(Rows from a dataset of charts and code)
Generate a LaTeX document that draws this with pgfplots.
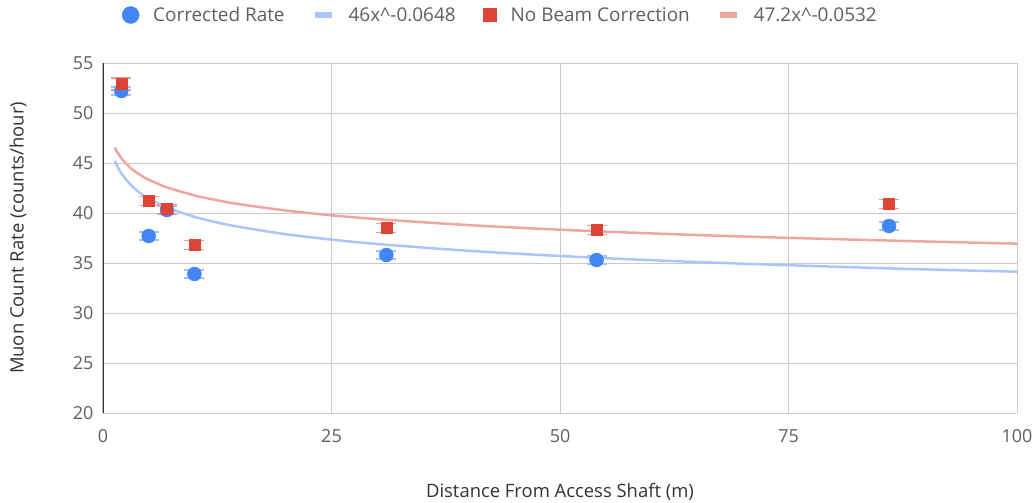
\documentclass[border=0pt]{standalone}
\usepackage{pgfplots}
\pgfplotsset{compat=1.18}
\usepackage{fontspec}
\setmainfont{Open Sans}
\definecolor{gblue}{HTML}{4285F4}
\definecolor{gred}{HTML}{DB4437}
\definecolor{lblue}{HTML}{A9C7FA}
\definecolor{lred}{HTML}{EEA79F}
\definecolor{ebblue}{HTML}{A0C0F8}
\definecolor{ebred}{HTML}{EC9C93}
\definecolor{tickgray}{HTML}{5F5F5F}
\definecolor{labgray}{HTML}{333333}
\begin{document}
\begin{tikzpicture}
\path[use as bounding box] (-103bp,-90bp) rectangle (932bp,413bp);
\begin{axis}[
  scale only axis,
  width=914bp, height=350bp,
  xmin=0, xmax=100, ymin=20, ymax=55,
  xtick={0,25,50,75,100},
  ytick={20,25,30,35,40,45,50,55},
  grid=major,
  major grid style={color=black!20, line width=1bp},
  axis line style={draw=none},
  tick style={draw=none},
  /pgf/number format/assume math mode=true,
  ticklabel style={font=\fontsize{18}{20}\selectfont, text=tickgray},
  xticklabel style={yshift=-13bp},
  yticklabel style={xshift=-6bp},
  xlabel={Distance From Access Shaft (m)},
  ylabel={Muon Count Rate (counts/hour)},
  label style={font=\fontsize{18.5}{21}\selectfont, text=labgray},
  xlabel style={at={(axis description cs:0.5,-0.2257)}, anchor=center},
  ylabel style={at={(axis description cs:-0.093,0.5)}, anchor=center},
  legend columns=-1,
  legend style={draw=none, fill=none, at={(rel axis cs:0,1)}, anchor=west, xshift=16bp, yshift=48bp,
    font=\fontsize{19}{21}\selectfont, text=tickgray,
    /tikz/every odd column/.append style={column sep=12bp},
    /tikz/every even column/.append style={column sep=26bp}},
  legend cell align=left,
]
% baselines
\draw[black!20, line width=1bp] (axis cs:0,20) -- (axis cs:100,20);
\draw[labgray, line width=1.2bp] (axis cs:0,20) -- (axis cs:0,55);

% legend
\addlegendimage{only marks, mark=*, mark size=8.5bp, color=gblue}
\addlegendentry{Corrected Rate}
\addlegendimage{line legend, color=lblue, line width=5bp}
\addlegendentry{46x\^{}-0.0648}
\addlegendimage{only marks, mark=square*, mark size=6.5bp, color=gred}
\addlegendentry{No Beam Correction}
\addlegendimage{line legend, color=lred, line width=5bp}
\addlegendentry{47.2x\^{}-0.0532}

% trendlines (values of the fitted curves read at sample distances)
\addplot[forget plot, color=lblue, line width=2.5bp, smooth] coordinates {
(1.3,45.22) (1.5,44.81) (2,43.98) (3,42.84) (4,42.05) (5,41.44) (7,40.55) (10,39.62)
(12.5,39.05) (15,38.60) (20,37.88) (25,37.34) (30,36.90) (40,36.22) (50,35.70)
(60,35.28) (70,34.93) (80,34.63) (90,34.36) (100,34.13)};
\addplot[forget plot, color=lred, line width=2.5bp, smooth] coordinates {
(1.3,46.55) (1.5,46.19) (2,45.49) (3,44.52) (4,43.84) (5,43.33) (7,42.56) (10,41.76)
(12.5,41.27) (15,40.87) (20,40.25) (25,39.77) (30,39.39) (40,38.79) (50,38.33)
(60,37.96) (70,37.65) (80,37.39) (90,37.15) (100,36.94)};

% Corrected Rate
\addplot[forget plot, only marks, mark=*, mark size=7bp, color=gblue,
  error bars/.cd, y dir=both, y explicit,
  error bar style={color=ebblue, line width=1.5bp},
  error mark options={rotate=90, mark size=10bp, color=ebblue, line width=1.5bp}]
coordinates {
(2,52.2) +- (0,0.4)
(5,37.7) +- (0,0.4)
(7,40.3) +- (0,0.4)
(10,33.9) +- (0,0.4)
(31,35.8) +- (0,0.4)
(54,35.3) +- (0,0.4)
(86,38.7) +- (0,0.4)
};

% No Beam Correction
\addplot[forget plot, only marks, mark=square*, mark size=5.5bp, color=gred,
  error bars/.cd, y dir=both, y explicit,
  error bar style={color=ebred, line width=1.5bp},
  error mark options={rotate=90, mark size=10bp, color=ebred, line width=1.5bp}]
coordinates {
(2,52.9) +- (0,0.6)
(5,41.2) +- (0,0.45)
(7,40.4) +- (0,0.45)
(10,36.8) +- (0,0.45)
(31,38.5) +- (0,0.45)
(54,38.3) +- (0,0.45)
(86,40.9) +- (0,0.45)
};
\end{axis}
\end{tikzpicture}
\end{document}
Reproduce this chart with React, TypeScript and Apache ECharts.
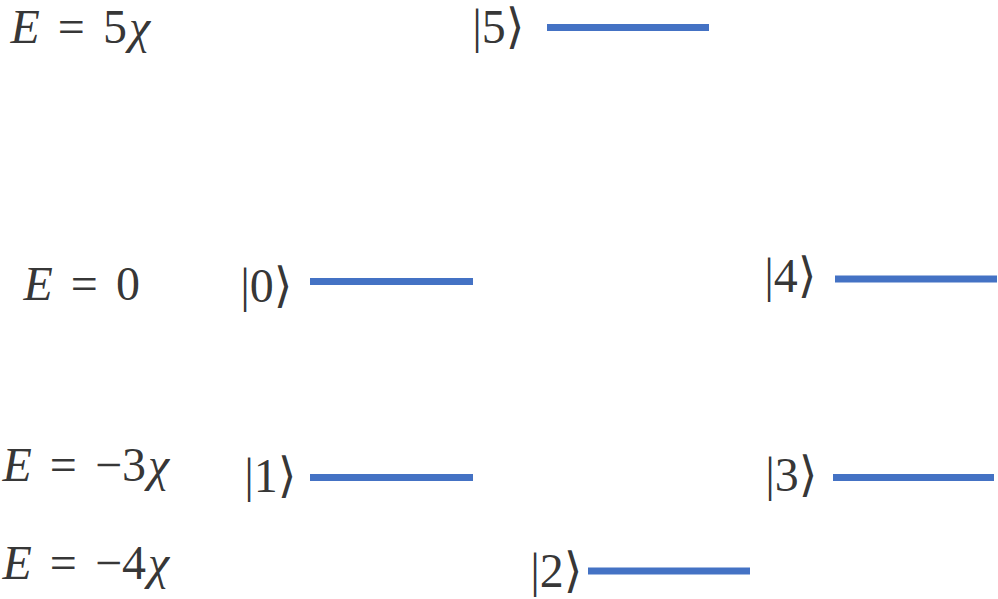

> [Task instructions]:
Transcribe all the data word for word; the images stay out.

> [Complete answer]:
Generate a LaTeX document that draws this with pgfplots.
\documentclass[border=0pt]{standalone}
\usepackage{pgfplots}
\pgfplotsset{compat=1.18}
\usepackage{fontspec}
\setmainfont{Open Sans}
\definecolor{gblue}{HTML}{4285F4}
\definecolor{gred}{HTML}{DB4437}
\definecolor{lblue}{HTML}{A9C7FA}
\definecolor{lred}{HTML}{EEA79F}
\definecolor{ebblue}{HTML}{A0C0F8}
\definecolor{ebred}{HTML}{EC9C93}
\definecolor{tickgray}{HTML}{5F5F5F}
\definecolor{labgray}{HTML}{333333}
\begin{document}
\begin{tikzpicture}
\path[use as bounding box] (-103bp,-90bp) rectangle (932bp,413bp);
\begin{axis}[
  scale only axis,
  width=914bp, height=350bp,
  xmin=0, xmax=100, ymin=20, ymax=55,
  xtick={0,25,50,75,100},
  ytick={20,25,30,35,40,45,50,55},
  grid=major,
  major grid style={color=black!20, line width=1bp},
  axis line style={draw=none},
  tick style={draw=none},
  /pgf/number format/assume math mode=true,
  ticklabel style={font=\fontsize{18}{20}\selectfont, text=tickgray},
  xticklabel style={yshift=-13bp},
  yticklabel style={xshift=-6bp},
  xlabel={Distance From Access Shaft (m)},
  ylabel={Muon Count Rate (counts/hour)},
  label style={font=\fontsize{18.5}{21}\selectfont, text=labgray},
  xlabel style={at={(axis description cs:0.5,-0.2257)}, anchor=center},
  ylabel style={at={(axis description cs:-0.093,0.5)}, anchor=center},
  legend columns=-1,
  legend style={draw=none, fill=none, at={(rel axis cs:0,1)}, anchor=west, xshift=16bp, yshift=48bp,
    font=\fontsize{19}{21}\selectfont, text=tickgray,
    /tikz/every odd column/.append style={column sep=12bp},
    /tikz/every even column/.append style={column sep=26bp}},
  legend cell align=left,
]
% baselines
\draw[black!20, line width=1bp] (axis cs:0,20) -- (axis cs:100,20);
\draw[labgray, line width=1.2bp] (axis cs:0,20) -- (axis cs:0,55);

% legend
\addlegendimage{only marks, mark=*, mark size=8.5bp, color=gblue}
\addlegendentry{Corrected Rate}
\addlegendimage{line legend, color=lblue, line width=5bp}
\addlegendentry{46x\^{}-0.0648}
\addlegendimage{only marks, mark=square*, mark size=6.5bp, color=gred}
\addlegendentry{No Beam Correction}
\addlegendimage{line legend, color=lred, line width=5bp}
\addlegendentry{47.2x\^{}-0.0532}

% trendlines (values of the fitted curves read at sample distances)
\addplot[forget plot, color=lblue, line width=2.5bp, smooth] coordinates {
(1.3,45.22) (1.5,44.81) (2,43.98) (3,42.84) (4,42.05) (5,41.44) (7,40.55) (10,39.62)
(12.5,39.05) (15,38.60) (20,37.88) (25,37.34) (30,36.90) (40,36.22) (50,35.70)
(60,35.28) (70,34.93) (80,34.63) (90,34.36) (100,34.13)};
\addplot[forget plot, color=lred, line width=2.5bp, smooth] coordinates {
(1.3,46.55) (1.5,46.19) (2,45.49) (3,44.52) (4,43.84) (5,43.33) (7,42.56) (10,41.76)
(12.5,41.27) (15,40.87) (20,40.25) (25,39.77) (30,39.39) (40,38.79) (50,38.33)
(60,37.96) (70,37.65) (80,37.39) (90,37.15) (100,36.94)};

% Corrected Rate
\addplot[forget plot, only marks, mark=*, mark size=7bp, color=gblue,
  error bars/.cd, y dir=both, y explicit,
  error bar style={color=ebblue, line width=1.5bp},
  error mark options={rotate=90, mark size=10bp, color=ebblue, line width=1.5bp}]
coordinates {
(2,52.2) +- (0,0.4)
(5,37.7) +- (0,0.4)
(7,40.3) +- (0,0.4)
(10,33.9) +- (0,0.4)
(31,35.8) +- (0,0.4)
(54,35.3) +- (0,0.4)
(86,38.7) +- (0,0.4)
};

% No Beam Correction
\addplot[forget plot, only marks, mark=square*, mark size=5.5bp, color=gred,
  error bars/.cd, y dir=both, y explicit,
  error bar style={color=ebred, line width=1.5bp},
  error mark options={rotate=90, mark size=10bp, color=ebred, line width=1.5bp}]
coordinates {
(2,52.9) +- (0,0.6)
(5,41.2) +- (0,0.45)
(7,40.4) +- (0,0.45)
(10,36.8) +- (0,0.45)
(31,38.5) +- (0,0.45)
(54,38.3) +- (0,0.45)
(86,40.9) +- (0,0.45)
};
\end{axis}
\end{tikzpicture}
\end{document}
Reproduce this chart with React, TypeScript and Apache ECharts.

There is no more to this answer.